* BEGIN DATA SECTION *

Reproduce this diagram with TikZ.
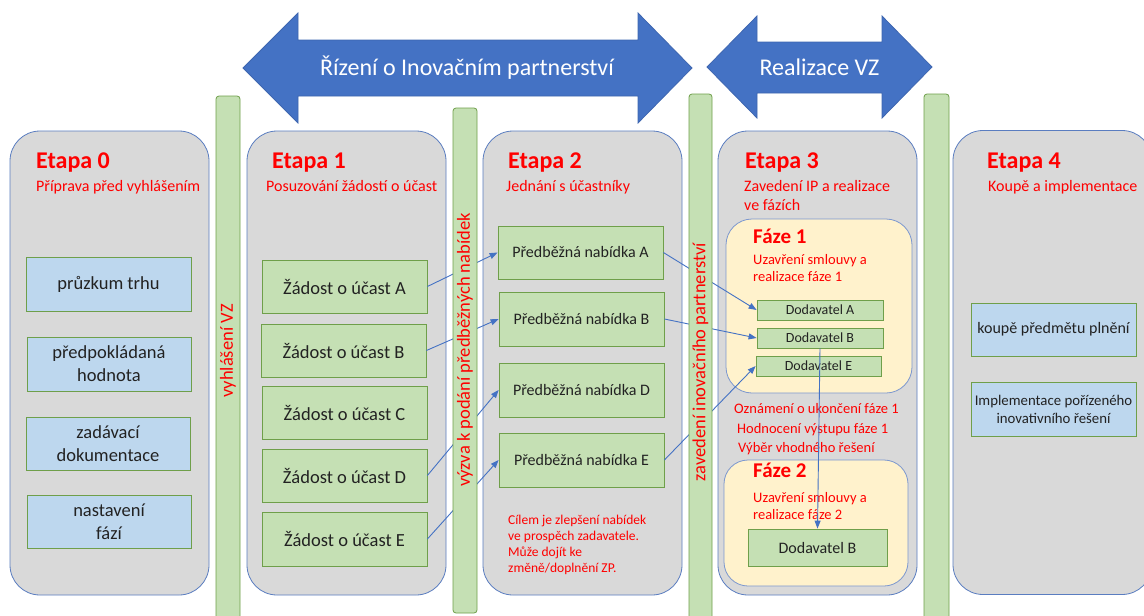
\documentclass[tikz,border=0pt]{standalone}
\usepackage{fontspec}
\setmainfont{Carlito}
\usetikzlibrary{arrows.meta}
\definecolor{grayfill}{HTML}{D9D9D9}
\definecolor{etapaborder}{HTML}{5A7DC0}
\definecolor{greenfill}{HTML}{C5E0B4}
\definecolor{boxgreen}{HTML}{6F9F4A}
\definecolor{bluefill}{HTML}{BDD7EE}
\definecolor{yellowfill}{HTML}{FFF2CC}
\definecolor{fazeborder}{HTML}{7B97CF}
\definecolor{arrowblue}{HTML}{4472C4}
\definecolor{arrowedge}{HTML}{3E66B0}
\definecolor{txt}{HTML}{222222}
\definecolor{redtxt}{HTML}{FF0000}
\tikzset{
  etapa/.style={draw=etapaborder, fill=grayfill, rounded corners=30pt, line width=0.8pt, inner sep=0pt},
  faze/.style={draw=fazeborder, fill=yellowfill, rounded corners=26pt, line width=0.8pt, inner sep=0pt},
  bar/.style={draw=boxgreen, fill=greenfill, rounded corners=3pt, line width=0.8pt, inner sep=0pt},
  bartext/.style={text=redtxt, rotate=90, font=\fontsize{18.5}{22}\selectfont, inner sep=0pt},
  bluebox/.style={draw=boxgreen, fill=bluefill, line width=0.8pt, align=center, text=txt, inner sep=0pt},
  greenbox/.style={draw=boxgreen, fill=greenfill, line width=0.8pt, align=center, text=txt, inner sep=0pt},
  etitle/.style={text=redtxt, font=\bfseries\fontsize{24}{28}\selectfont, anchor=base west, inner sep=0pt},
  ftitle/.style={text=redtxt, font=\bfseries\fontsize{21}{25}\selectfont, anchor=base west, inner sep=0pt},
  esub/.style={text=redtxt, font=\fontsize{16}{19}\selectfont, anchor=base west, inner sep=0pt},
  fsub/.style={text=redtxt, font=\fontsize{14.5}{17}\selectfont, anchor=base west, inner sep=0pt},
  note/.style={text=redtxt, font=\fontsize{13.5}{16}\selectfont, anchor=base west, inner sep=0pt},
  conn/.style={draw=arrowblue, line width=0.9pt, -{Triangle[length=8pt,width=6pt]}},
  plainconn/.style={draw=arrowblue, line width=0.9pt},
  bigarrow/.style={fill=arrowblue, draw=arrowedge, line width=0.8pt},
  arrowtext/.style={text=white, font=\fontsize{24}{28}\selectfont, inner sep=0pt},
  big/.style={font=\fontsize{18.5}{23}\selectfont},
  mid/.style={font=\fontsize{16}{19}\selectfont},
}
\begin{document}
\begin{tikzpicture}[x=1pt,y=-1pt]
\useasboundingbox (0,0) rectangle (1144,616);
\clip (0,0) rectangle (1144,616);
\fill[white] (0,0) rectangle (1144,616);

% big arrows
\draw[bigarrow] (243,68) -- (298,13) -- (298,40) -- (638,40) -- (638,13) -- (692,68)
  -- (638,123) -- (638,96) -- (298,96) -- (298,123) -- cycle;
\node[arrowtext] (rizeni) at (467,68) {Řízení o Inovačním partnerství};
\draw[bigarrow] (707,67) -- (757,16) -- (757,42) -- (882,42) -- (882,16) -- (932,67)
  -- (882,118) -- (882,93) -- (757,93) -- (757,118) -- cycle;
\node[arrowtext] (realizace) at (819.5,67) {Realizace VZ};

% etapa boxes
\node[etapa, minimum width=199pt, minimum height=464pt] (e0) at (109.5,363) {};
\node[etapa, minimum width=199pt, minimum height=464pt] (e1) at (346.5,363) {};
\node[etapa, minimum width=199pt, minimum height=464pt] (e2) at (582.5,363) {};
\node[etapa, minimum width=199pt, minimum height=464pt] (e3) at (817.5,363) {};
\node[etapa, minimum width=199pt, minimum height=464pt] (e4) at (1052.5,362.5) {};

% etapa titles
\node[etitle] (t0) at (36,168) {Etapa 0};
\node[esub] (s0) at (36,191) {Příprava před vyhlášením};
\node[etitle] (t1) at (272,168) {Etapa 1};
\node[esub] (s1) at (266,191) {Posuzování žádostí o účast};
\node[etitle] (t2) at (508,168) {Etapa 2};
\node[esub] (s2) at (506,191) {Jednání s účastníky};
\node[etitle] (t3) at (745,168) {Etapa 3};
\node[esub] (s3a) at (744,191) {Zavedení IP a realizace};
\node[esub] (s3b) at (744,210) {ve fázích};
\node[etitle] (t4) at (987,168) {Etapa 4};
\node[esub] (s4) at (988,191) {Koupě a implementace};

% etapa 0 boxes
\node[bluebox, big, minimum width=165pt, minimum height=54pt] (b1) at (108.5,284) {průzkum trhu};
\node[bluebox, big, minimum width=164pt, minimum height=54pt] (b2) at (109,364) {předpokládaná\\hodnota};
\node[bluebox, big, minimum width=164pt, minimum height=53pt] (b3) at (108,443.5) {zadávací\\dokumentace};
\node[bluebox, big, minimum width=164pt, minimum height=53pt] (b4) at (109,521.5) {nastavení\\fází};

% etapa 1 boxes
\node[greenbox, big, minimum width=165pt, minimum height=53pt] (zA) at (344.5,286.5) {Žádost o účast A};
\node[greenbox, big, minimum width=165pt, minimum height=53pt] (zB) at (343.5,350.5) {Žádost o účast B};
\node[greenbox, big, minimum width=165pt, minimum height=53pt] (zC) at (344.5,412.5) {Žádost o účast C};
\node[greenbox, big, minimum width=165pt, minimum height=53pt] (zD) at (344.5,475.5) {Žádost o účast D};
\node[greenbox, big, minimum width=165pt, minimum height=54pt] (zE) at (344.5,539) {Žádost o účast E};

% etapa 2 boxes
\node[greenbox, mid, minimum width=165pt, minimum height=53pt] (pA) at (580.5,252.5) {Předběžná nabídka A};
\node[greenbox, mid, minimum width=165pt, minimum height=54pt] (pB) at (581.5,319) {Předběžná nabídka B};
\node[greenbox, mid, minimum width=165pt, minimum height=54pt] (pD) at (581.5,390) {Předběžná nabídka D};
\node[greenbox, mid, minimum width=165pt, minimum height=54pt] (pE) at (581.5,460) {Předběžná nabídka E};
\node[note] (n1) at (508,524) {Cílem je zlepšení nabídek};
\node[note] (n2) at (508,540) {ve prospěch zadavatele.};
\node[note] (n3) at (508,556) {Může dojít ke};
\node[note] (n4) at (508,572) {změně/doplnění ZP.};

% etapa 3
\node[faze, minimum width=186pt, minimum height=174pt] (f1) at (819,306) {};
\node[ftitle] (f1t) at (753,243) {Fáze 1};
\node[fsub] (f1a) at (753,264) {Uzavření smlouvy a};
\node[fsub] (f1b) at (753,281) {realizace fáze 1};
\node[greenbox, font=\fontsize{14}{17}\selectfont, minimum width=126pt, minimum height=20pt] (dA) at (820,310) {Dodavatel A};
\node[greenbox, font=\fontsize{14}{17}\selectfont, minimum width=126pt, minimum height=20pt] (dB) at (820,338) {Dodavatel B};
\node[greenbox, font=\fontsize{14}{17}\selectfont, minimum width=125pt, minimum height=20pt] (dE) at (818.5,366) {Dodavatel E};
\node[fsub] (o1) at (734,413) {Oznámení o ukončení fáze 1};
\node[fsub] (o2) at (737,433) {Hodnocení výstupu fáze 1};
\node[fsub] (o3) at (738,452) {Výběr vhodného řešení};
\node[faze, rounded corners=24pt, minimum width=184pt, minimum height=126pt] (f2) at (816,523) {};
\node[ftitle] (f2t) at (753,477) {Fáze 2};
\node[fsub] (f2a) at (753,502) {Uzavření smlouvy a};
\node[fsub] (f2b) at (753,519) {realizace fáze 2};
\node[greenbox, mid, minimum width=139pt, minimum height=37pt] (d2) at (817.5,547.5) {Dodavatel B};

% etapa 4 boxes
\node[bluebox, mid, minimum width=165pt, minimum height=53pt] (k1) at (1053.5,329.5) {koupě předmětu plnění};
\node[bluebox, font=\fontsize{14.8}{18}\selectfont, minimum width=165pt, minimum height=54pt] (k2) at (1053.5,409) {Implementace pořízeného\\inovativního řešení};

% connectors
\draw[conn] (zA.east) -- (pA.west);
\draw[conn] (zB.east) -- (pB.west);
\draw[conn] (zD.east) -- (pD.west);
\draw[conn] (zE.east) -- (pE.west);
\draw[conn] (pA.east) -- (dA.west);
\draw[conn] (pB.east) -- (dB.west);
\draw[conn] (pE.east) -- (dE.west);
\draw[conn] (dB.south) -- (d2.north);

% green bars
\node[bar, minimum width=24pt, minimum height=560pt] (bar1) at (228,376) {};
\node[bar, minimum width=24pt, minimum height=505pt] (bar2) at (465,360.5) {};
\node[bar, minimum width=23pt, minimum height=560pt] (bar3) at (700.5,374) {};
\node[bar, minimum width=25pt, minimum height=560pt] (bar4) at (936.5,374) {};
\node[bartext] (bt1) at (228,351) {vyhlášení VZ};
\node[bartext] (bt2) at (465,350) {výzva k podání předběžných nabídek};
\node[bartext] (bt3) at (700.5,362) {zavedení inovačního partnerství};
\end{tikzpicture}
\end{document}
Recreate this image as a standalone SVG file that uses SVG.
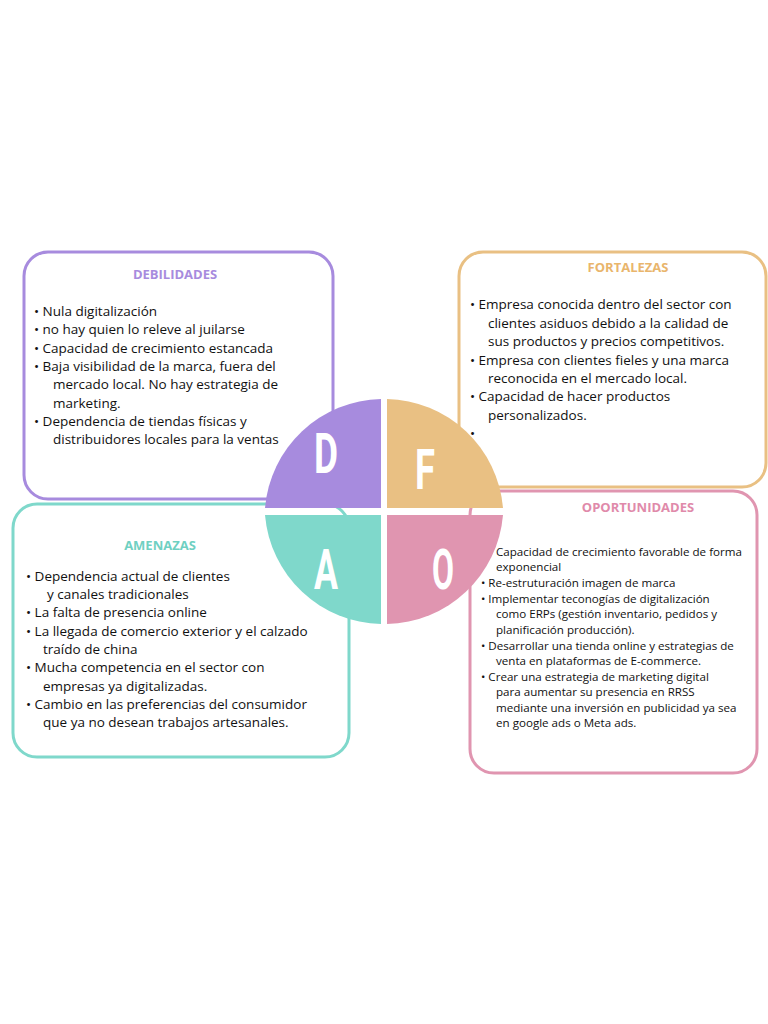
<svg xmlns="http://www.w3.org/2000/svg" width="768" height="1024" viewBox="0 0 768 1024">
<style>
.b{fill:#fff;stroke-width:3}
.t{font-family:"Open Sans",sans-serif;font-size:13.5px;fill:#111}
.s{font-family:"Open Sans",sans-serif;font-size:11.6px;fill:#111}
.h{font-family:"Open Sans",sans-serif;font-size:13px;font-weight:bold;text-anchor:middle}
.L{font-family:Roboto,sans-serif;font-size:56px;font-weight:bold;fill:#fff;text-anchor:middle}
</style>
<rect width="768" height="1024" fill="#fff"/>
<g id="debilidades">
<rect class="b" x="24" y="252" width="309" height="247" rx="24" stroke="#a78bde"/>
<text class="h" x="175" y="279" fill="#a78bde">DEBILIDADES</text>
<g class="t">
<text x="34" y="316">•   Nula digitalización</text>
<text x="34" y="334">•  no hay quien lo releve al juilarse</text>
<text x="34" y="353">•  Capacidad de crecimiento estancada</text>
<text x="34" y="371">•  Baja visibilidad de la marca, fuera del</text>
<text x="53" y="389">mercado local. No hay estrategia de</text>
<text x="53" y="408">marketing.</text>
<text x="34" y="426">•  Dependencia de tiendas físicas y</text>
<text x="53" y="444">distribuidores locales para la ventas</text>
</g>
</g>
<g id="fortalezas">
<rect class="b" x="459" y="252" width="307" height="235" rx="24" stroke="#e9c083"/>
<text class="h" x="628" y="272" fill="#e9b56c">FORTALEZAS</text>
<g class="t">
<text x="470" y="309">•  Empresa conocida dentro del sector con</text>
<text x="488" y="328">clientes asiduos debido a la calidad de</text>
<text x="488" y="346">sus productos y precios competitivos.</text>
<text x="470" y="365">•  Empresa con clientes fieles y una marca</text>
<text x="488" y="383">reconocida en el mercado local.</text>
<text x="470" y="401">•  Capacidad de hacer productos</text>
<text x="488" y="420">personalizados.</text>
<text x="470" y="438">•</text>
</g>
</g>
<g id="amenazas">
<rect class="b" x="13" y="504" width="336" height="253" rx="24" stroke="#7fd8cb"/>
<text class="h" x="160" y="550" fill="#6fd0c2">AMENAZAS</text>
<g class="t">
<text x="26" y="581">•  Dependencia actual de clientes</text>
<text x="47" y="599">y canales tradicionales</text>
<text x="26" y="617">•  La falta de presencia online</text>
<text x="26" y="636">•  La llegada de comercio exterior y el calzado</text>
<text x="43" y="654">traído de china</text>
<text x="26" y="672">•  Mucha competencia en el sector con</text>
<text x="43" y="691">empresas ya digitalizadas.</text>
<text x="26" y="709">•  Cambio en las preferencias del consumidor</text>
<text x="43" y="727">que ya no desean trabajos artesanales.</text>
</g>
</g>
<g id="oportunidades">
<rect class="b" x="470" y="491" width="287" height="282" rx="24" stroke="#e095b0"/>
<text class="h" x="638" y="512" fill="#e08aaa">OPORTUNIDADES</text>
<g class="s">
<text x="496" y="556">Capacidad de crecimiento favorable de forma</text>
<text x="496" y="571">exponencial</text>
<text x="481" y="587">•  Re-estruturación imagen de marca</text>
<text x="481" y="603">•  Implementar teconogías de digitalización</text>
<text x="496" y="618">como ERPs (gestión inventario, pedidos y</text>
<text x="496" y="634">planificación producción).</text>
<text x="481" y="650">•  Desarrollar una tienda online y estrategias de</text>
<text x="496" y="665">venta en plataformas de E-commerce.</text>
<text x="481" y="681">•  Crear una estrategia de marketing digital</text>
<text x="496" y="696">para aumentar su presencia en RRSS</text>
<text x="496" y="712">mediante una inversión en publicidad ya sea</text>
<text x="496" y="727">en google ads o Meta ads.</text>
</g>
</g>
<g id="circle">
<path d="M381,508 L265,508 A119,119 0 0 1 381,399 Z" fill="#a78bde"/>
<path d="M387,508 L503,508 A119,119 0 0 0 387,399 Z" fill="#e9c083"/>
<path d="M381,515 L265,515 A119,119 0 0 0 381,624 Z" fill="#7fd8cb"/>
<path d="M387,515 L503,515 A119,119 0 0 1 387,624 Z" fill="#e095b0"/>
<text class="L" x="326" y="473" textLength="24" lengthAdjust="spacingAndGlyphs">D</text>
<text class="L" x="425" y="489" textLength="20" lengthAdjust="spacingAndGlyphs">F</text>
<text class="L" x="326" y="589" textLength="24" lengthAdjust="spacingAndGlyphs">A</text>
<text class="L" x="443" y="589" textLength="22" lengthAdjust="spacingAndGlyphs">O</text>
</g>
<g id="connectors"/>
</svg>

* END DATA SECTION *

YOUR GOAL: For each line above that contains the word "this", copy that line.

FULL SOLUTION:
Reproduce this diagram with TikZ.
Recreate this image as a standalone SVG file that uses SVG.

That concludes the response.